- [Objective]:
Look for "this" in the listing below. Gather each line that contains it.

--- START OF Source records ---

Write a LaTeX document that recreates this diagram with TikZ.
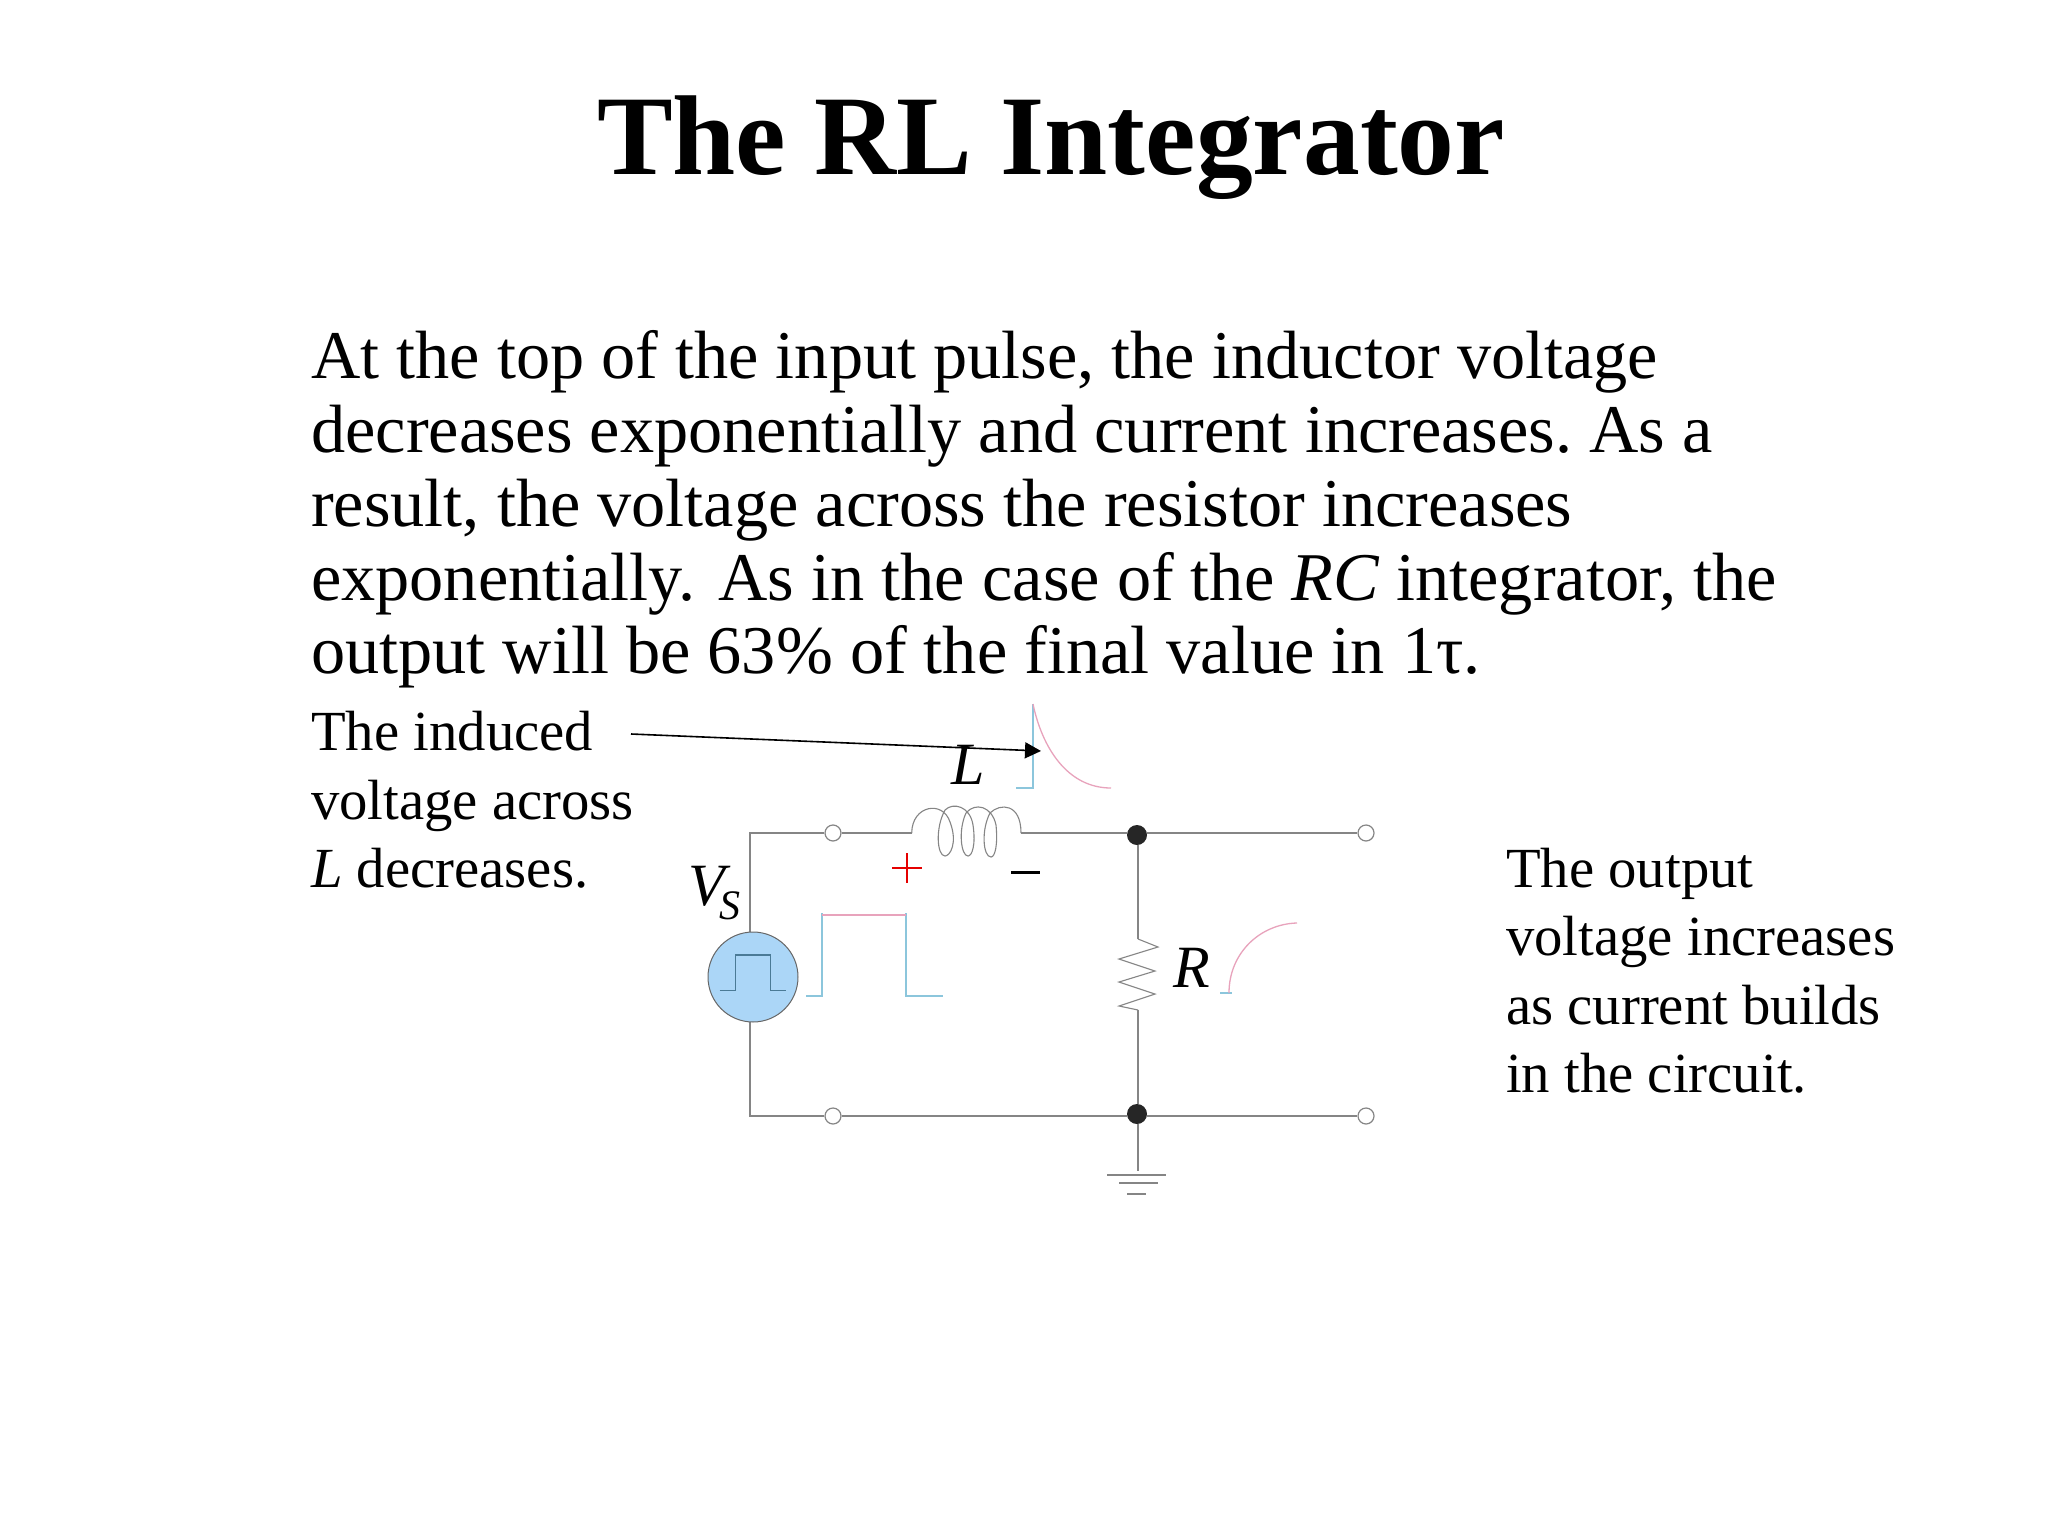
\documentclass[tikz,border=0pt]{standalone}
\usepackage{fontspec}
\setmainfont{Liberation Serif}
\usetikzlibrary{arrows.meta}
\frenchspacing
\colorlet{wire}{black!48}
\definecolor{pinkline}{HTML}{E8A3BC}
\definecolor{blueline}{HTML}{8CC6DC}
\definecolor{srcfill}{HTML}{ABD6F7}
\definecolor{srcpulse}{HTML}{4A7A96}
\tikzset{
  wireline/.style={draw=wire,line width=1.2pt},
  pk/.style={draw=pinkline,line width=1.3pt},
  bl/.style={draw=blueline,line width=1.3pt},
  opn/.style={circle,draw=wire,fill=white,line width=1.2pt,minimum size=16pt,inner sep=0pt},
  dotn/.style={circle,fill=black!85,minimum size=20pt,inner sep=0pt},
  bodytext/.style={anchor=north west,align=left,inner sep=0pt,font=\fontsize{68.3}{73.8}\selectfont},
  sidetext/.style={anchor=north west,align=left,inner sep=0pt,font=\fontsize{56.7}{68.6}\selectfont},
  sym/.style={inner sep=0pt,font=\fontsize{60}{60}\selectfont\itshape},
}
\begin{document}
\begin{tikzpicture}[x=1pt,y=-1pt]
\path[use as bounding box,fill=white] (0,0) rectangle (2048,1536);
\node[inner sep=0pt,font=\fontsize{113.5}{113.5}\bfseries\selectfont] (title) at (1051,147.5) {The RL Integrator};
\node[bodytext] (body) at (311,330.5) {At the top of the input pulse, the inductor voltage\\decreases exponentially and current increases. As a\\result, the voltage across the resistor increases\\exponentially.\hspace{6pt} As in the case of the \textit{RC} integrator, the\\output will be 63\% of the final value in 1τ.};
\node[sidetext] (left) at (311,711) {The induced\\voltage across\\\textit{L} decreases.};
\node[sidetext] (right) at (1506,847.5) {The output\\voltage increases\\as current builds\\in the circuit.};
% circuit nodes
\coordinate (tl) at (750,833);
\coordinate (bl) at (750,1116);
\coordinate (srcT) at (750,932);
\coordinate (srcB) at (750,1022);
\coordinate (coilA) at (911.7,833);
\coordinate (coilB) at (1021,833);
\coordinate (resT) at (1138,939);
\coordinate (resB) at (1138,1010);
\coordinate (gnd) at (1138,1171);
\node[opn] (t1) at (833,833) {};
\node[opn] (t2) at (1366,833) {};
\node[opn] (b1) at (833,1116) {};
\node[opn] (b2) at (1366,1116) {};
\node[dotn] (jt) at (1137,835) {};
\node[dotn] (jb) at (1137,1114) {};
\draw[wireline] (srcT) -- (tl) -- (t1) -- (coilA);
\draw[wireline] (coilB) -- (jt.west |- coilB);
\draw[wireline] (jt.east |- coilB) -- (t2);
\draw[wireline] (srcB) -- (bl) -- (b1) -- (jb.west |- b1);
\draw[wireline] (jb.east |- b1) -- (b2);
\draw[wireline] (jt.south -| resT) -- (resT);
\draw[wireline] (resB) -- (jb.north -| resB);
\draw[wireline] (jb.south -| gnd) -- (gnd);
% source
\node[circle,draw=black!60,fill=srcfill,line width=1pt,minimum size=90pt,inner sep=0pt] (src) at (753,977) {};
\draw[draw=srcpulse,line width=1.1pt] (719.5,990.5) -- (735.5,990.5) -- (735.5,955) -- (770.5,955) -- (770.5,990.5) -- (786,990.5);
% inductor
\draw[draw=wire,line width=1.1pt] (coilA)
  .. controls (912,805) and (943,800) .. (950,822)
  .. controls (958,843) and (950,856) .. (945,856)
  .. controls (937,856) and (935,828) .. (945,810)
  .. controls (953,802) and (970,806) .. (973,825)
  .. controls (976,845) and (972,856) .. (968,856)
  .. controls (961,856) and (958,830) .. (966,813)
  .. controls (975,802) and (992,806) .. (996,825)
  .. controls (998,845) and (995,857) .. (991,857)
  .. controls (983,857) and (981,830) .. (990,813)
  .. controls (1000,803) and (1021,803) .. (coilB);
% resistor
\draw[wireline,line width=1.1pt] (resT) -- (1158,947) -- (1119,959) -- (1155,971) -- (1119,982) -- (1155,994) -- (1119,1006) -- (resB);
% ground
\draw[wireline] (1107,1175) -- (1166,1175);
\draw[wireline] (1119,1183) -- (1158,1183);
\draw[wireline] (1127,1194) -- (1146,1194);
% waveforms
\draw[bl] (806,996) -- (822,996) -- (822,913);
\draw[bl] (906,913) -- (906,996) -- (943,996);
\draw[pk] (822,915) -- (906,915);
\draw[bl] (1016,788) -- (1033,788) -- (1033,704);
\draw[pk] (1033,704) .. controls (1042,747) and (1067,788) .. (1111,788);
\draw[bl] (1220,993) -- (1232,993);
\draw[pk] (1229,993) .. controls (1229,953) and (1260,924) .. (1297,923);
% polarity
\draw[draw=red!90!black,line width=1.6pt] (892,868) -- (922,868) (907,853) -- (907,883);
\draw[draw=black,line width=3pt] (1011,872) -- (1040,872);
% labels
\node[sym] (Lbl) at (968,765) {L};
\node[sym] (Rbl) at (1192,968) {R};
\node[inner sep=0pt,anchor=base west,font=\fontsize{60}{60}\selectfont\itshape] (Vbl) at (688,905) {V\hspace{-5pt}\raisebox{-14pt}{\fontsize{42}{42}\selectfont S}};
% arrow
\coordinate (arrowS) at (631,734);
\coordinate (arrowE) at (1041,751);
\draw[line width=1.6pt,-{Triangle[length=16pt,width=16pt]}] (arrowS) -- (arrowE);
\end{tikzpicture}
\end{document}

--- END OF Source records ---
--- START OF Source records ---

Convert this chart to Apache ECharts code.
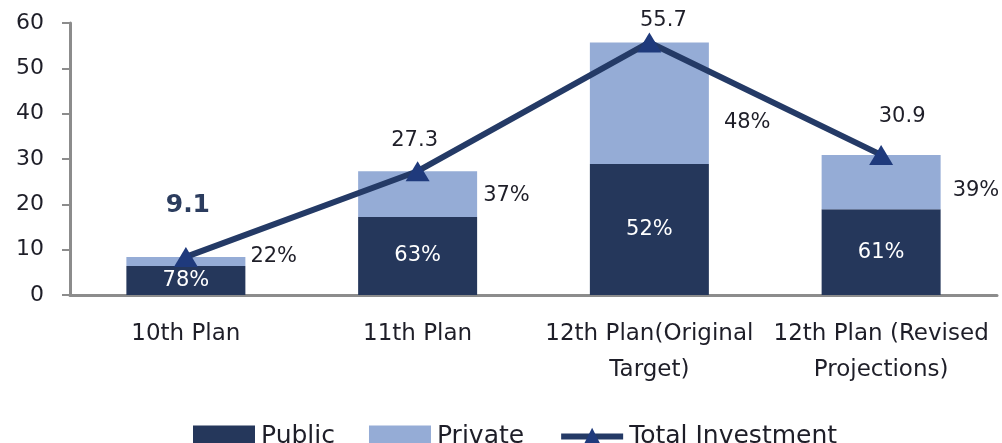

--- END OF Source records ---

- [The solution]:
Write a LaTeX document that recreates this diagram with TikZ.
Convert this chart to Apache ECharts code.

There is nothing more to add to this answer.